Repeat the data word for word. Do not include the pictures.

## Begin Material

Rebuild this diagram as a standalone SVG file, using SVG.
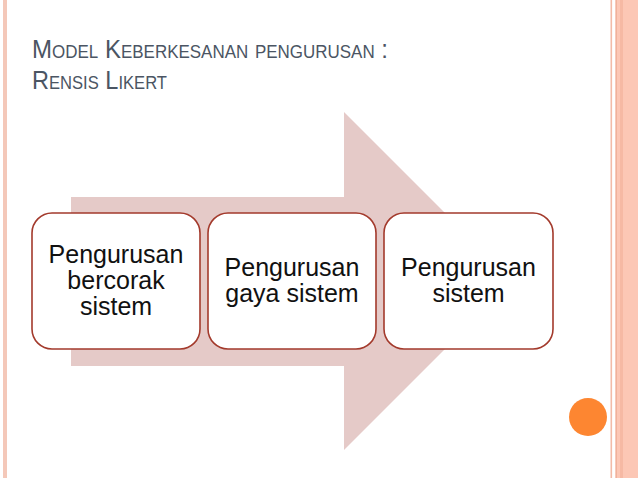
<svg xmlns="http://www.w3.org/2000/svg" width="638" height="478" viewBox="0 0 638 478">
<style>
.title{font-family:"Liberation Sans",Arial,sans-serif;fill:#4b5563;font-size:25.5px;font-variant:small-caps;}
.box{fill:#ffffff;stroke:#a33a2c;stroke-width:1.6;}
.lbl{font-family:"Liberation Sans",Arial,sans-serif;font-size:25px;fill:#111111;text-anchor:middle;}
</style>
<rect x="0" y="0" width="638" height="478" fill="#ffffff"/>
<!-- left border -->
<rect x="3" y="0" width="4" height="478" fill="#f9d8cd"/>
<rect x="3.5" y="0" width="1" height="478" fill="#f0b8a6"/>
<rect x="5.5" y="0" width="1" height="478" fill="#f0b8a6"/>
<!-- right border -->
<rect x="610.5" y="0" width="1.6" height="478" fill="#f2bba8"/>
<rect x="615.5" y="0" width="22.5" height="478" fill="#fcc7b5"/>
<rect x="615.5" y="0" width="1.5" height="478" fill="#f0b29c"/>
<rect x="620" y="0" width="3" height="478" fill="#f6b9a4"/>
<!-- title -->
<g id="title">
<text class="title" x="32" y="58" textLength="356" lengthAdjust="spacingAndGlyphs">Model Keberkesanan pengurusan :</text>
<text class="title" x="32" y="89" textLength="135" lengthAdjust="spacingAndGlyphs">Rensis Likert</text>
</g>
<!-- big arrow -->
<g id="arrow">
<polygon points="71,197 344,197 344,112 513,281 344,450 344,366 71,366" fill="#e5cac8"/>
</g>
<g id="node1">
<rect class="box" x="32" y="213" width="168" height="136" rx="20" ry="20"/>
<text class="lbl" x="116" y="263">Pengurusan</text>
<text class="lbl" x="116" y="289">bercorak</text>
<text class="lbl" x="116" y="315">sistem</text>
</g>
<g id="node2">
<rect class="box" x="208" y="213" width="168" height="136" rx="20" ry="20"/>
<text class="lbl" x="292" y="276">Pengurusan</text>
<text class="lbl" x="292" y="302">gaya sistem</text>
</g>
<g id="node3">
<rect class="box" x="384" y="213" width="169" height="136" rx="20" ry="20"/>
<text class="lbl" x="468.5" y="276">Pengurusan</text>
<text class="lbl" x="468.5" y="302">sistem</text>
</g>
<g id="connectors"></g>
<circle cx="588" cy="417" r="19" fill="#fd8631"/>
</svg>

## End Material

> **Reply to the exercise**:
Rebuild this diagram as a standalone SVG file, using SVG.
<svg xmlns="http://www.w3.org/2000/svg" width="638" height="478" viewBox="0 0 638 478">
<style>
.title{font-family:"Liberation Sans",Arial,sans-serif;fill:#4b5563;font-size:25.5px;font-variant:small-caps;}
.box{fill:#ffffff;stroke:#a33a2c;stroke-width:1.6;}
.lbl{font-family:"Liberation Sans",Arial,sans-serif;font-size:25px;fill:#111111;text-anchor:middle;}
</style>
<rect x="0" y="0" width="638" height="478" fill="#ffffff"/>
<!-- left border -->
<rect x="3" y="0" width="4" height="478" fill="#f9d8cd"/>
<rect x="3.5" y="0" width="1" height="478" fill="#f0b8a6"/>
<rect x="5.5" y="0" width="1" height="478" fill="#f0b8a6"/>
<!-- right border -->
<rect x="610.5" y="0" width="1.6" height="478" fill="#f2bba8"/>
<rect x="615.5" y="0" width="22.5" height="478" fill="#fcc7b5"/>
<rect x="615.5" y="0" width="1.5" height="478" fill="#f0b29c"/>
<rect x="620" y="0" width="3" height="478" fill="#f6b9a4"/>
<!-- title -->
<g id="title">
<text class="title" x="32" y="58" textLength="356" lengthAdjust="spacingAndGlyphs">Model Keberkesanan pengurusan :</text>
<text class="title" x="32" y="89" textLength="135" lengthAdjust="spacingAndGlyphs">Rensis Likert</text>
</g>
<!-- big arrow -->
<g id="arrow">
<polygon points="71,197 344,197 344,112 513,281 344,450 344,366 71,366" fill="#e5cac8"/>
</g>
<g id="node1">
<rect class="box" x="32" y="213" width="168" height="136" rx="20" ry="20"/>
<text class="lbl" x="116" y="263">Pengurusan</text>
<text class="lbl" x="116" y="289">bercorak</text>
<text class="lbl" x="116" y="315">sistem</text>
</g>
<g id="node2">
<rect class="box" x="208" y="213" width="168" height="136" rx="20" ry="20"/>
<text class="lbl" x="292" y="276">Pengurusan</text>
<text class="lbl" x="292" y="302">gaya sistem</text>
</g>
<g id="node3">
<rect class="box" x="384" y="213" width="169" height="136" rx="20" ry="20"/>
<text class="lbl" x="468.5" y="276">Pengurusan</text>
<text class="lbl" x="468.5" y="302">sistem</text>
</g>
<g id="connectors"></g>
<circle cx="588" cy="417" r="19" fill="#fd8631"/>
</svg>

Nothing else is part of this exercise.